2. **Recall What an Isometry Is:** An operator $S$ is called an isometry if it keeps the length of *every single vector* $v$ the same. This means $\|Sv\| = \|v\|$ for all $v$ in the space. A cool thing about isometries is that they don't just keep lengths, they also keep angles! So, if $S$ were an isometry, then if you start with perpendicular vectors, their images under $S$ would also have to be perpendicular.

3. **Look at the Problem's Condition:** The problem only tells us that for an orthonormal basis $(e_1, \ldots, e_n)$, the length of each $Se_j$ is 1. It doesn't say anything about whether $Se_j$ and $Se_k$ are still perpendicular if $j \neq k$. This is a big clue! If $S$ is an isometry, then the set $(Se_1, \ldots, Se_n)$ must also form an *orthonormal* basis (meaning they must be perpendicular to each other).

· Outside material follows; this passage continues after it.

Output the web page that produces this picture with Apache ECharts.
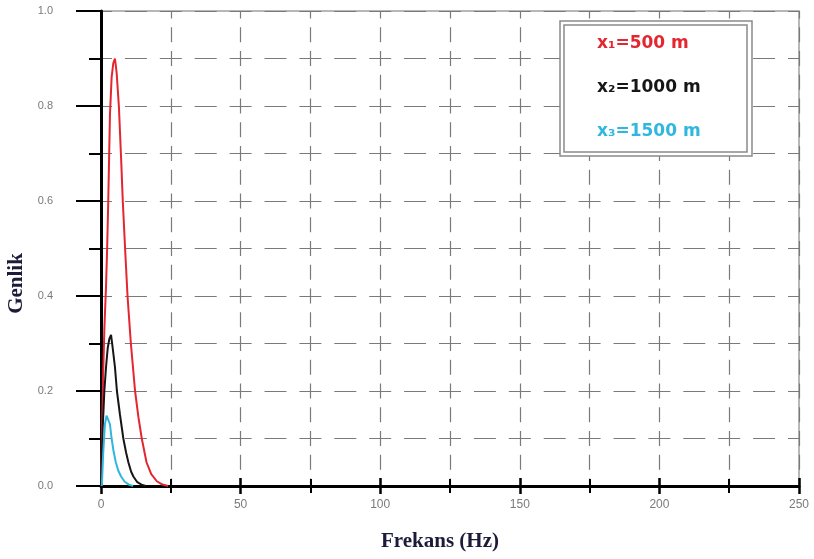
<!DOCTYPE html>
<html>
<head>
<meta charset="utf-8">
<script src="https://cdn.jsdelivr.net/npm/echarts@6/dist/echarts.min.js"></script>
<style>
  html, body { margin: 0; padding: 0; background: #fff; }
  #main { width: 814px; height: 559px; }
</style>
</head>
<body>
<div id="main"></div>
<script>
// spektrum degerleri (okunan noktalar)
var freqRed  = [0, 0.4, 0.8, 1.2, 1.8, 2.2, 2.6, 3.2, 3.8, 4.4, 5.0, 5.6, 6.4, 7.2, 7.8, 8.8, 9.5, 10.7, 12.2, 13.4, 14.6, 16.3, 18, 20, 22, 24];
var ampRed   = [0, 0.12, 0.24, 0.33, 0.42, 0.5, 0.6, 0.78, 0.86, 0.89, 0.9, 0.87, 0.8, 0.69, 0.6, 0.48, 0.4, 0.3, 0.2, 0.145, 0.1, 0.05, 0.025, 0.01, 0.003, 0];

var freqBlack = [0, 0.6, 1.2, 1.8, 2.4, 3.0, 3.6, 4.2, 5.0, 5.7, 6.8, 8.0, 9.0, 9.8, 10.8, 11.6, 13, 14.5, 16];
var ampBlack  = [0, 0.12, 0.2, 0.25, 0.29, 0.31, 0.318, 0.29, 0.25, 0.2, 0.15, 0.1, 0.07, 0.05, 0.03, 0.02, 0.008, 0.003, 0];

var freqCyan = [0.3, 0.8, 1.4, 2.0, 2.6, 3.2, 3.8, 4.5, 5.3, 6.2, 7.2, 8.5, 10, 11.5];
var ampCyan  = [0, 0.07, 0.13, 0.148, 0.152, 0.13, 0.1, 0.073, 0.05, 0.032, 0.02, 0.009, 0.003, 0];

var seriesNames = ['x\u2081=500 m', 'x\u2082=1000 m', 'x\u2083=1500 m'];
var seriesColors = ['#e3262f', '#161616', '#2fb7e0'];

function pairs(xs, ys) {
    var out = [];
    for (var i = 0; i < xs.length; i++) {
        out.push([xs[i], ys[i]]);
    }
    return out;
}

var myChart = echarts.init(document.getElementById('main'));

var gridDashX = { color: '#7a7a7a', width: 1.2, type: [15, 8.75], dashOffset: 7.5 };
var gridDashY = { color: '#7a7a7a', width: 1.2, type: [22, 12.9], dashOffset: 11 };

var option = {
    animation: false,
    backgroundColor: '#fff',
    grid: {
        left: 101, right: 15, top: 11, bottom: 73,
        outerBoundsMode: 'none',
        containLabel: false,
        show: true, borderColor: '#a0a0a0', borderWidth: 1.5
    },
    legend: {
        orient: 'vertical',
        left: 587,
        top: 30,
        itemGap: 27,
        itemWidth: 0,
        icon: 'none',
        selectedMode: false,
        z: 20,
        data: [
            { name: seriesNames[0], textStyle: { color: seriesColors[0] } },
            { name: seriesNames[1], textStyle: { color: seriesColors[1] } },
            { name: seriesNames[2], textStyle: { color: seriesColors[2] } }
        ],
        textStyle: { fontFamily: 'DejaVu Sans', fontWeight: 'bold', fontSize: 17 }
    },
    graphic: [
        { type: 'rect', z: 10, shape: { x: 560, y: 21, width: 192, height: 135 },
          style: { fill: '#fff', stroke: '#8a8a8a', lineWidth: 1.5 } },
        { type: 'rect', z: 11, shape: { x: 564, y: 25, width: 183, height: 127 },
          style: { fill: '#fff', stroke: '#8a8a8a', lineWidth: 1.5 } }
    ],
    xAxis: [
        {
            type: 'value', min: 0, max: 250, interval: 50,
            name: 'Frekans (Hz)', nameLocation: 'middle', nameGap: 45,
            nameTextStyle: { fontFamily: 'Liberation Serif', fontWeight: 'bold', fontSize: 21, color: '#1c1c3a', padding: [0, 20, 0, 0] },
            axisLine: { show: true, onZero: false, lineStyle: { color: '#000', width: 3 } },
            axisTick: { show: true, length: 8, lineStyle: { color: '#000', width: 2.5 } },
            minorTick: { show: true, splitNumber: 2, length: 7, lineStyle: { color: '#000', width: 2 } },
            axisLabel: { color: '#7a7a7a', fontFamily: 'Liberation Sans', fontSize: 12, margin: 13 },
            splitLine: { show: true, lineStyle: gridDashX },
            minorSplitLine: { show: true, lineStyle: gridDashX }
        },
        {
            type: 'value', min: 0, max: 250, interval: 50, position: 'bottom',
            axisLine: { show: false },
            axisTick: { show: true, inside: true, length: 8, lineStyle: { color: '#000', width: 2.5 } },
            minorTick: { show: true, splitNumber: 2, length: 7, lineStyle: { color: '#000', width: 2 } },
            axisLabel: { show: false },
            splitLine: { show: false }
        }
    ],
    yAxis: {
        type: 'value', min: 0, max: 1, interval: 0.2,
        name: 'Genlik', nameLocation: 'middle', nameGap: 70,
        nameTextStyle: { fontFamily: 'Liberation Serif', fontWeight: 'bold', fontSize: 21, color: '#1c1c3a', padding: [0, 70, 0, 0] },
        axisLine: { show: true, onZero: false, lineStyle: { color: '#000', width: 3 } },
        axisTick: { show: true, length: 25, lineStyle: { color: '#000', width: 2 } },
        minorTick: { show: true, splitNumber: 2, length: 12, lineStyle: { color: '#000', width: 2 } },
        axisLabel: {
            color: '#7a7a7a', fontFamily: 'Liberation Sans', fontSize: 11, margin: 48,
            formatter: function (v) { return v.toFixed(1); }
        },
        splitLine: { show: true, lineStyle: gridDashY },
        minorSplitLine: { show: true, lineStyle: gridDashY }
    },
    series: [
        {
            name: seriesNames[0], type: 'line', xAxisIndex: 0, showSymbol: false,
            data: pairs(freqRed, ampRed), z: 5,
            lineStyle: { color: seriesColors[0], width: 2 }, itemStyle: { color: seriesColors[0] }
        },
        {
            name: seriesNames[1], type: 'line', xAxisIndex: 0, showSymbol: false,
            data: pairs(freqBlack, ampBlack), z: 5,
            lineStyle: { color: seriesColors[1], width: 2 }, itemStyle: { color: seriesColors[1] }
        },
        {
            name: seriesNames[2], type: 'line', xAxisIndex: 0, showSymbol: false,
            data: pairs(freqCyan, ampCyan), z: 5,
            lineStyle: { color: seriesColors[2], width: 2 }, itemStyle: { color: seriesColors[2] }
        }
    ]
};

myChart.setOption(option);
</script>
</body>
</html>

4. **Let's Try to Find a Counterexample (in 2D space):**
* Imagine our space is just a flat piece of paper, like $\mathbb{R}^2$.
* Let's pick the simplest orthonormal basis: $e_1 = (1, 0)$ (the x-axis vector) and $e_2 = (0, 1)$ (the y-axis vector). They are both length 1 and perfectly perpendicular.
* Now, let's try to define an operator $S$ that satisfies the problem's condition (i.e., $\|Se_1\|=1$ and $\|Se_2\|=1$) but is *not* an isometry. This means we want $Se_1$ and $Se_2$ to be length 1, but *not* perpendicular.
* Let $Se_1 = (1, 0)$. Its length is indeed 1.
* Let $Se_2 = (1/\sqrt{2}, 1/\sqrt{2})$. Its length is $\sqrt{(1/\sqrt{2})^2 + (1/\sqrt{2})^2} = \sqrt{1/2 + 1/2} = \sqrt{1} = 1$. So this also satisfies the condition that its length is 1.
* Are $Se_1$ and $Se_2$ perpendicular? Let's check their dot product:
$\langle Se_1, Se_2 \rangle = \langle (1, 0), (1/\sqrt{2}, 1/\sqrt{2}) \rangle = (1 \cdot 1/\sqrt{2}) + (0 \cdot 1/\sqrt{2}) = 1/\sqrt{2}$.
* Since $1/\sqrt{2}$ is not $0$, $Se_1$ and $Se_2$ are *not* perpendicular! This means that $S$ squishes or twists the space in a way that vectors that were originally perpendicular are no longer perpendicular. Because it doesn't preserve angles (specifically, the 90-degree angle between $e_1$ and $e_2$), $S$ cannot be an isometry.

5. **Confirm with a General Vector:** To be extra sure, let's pick a simple vector that's not a basis vector, say $v = e_1 + e_2 = (1, 1)$.
* The length of $v$ is $\|v\| = \sqrt{1^2 + 1^2} = \sqrt{2}$.
* Now, let's see what our operator $S$ does to $v$. Since $S$ is a linear operator, $S(e_1+e_2) = Se_1 + Se_2$.
* Using our chosen $Se_1$ and $Se_2$: $S(v) = (1, 0) + (1/\sqrt{2}, 1/\sqrt{2}) = (1+1/\sqrt{2}, 1/\sqrt{2})$.
* What's the length of $S(v)$?
$\|S(v)\|^2 = (1+1/\sqrt{2})^2 + (1/\sqrt{2})^2 = (1^2 + 2 \cdot 1 \cdot 1/\sqrt{2} + (1/\sqrt{2})^2) + (1/\sqrt{2})^2$
$= (1 + \sqrt{2} + 1/2) + 1/2 = 1 + \sqrt{2} + 1 = 2 + \sqrt{2}$.
* So, $\|S(v)\| = \sqrt{2+\sqrt{2}}$.
* Since $\sqrt{2+\sqrt{2}}$ is definitely not equal to $\sqrt{2}$, we've found a vector whose length is *not* preserved by $S$. This confirms that $S$ is not an isometry.

Therefore, the statement is false. Knowing that an operator preserves the length of *individual* basis vectors is not enough to say it's an isometry; it must also preserve their orthogonality.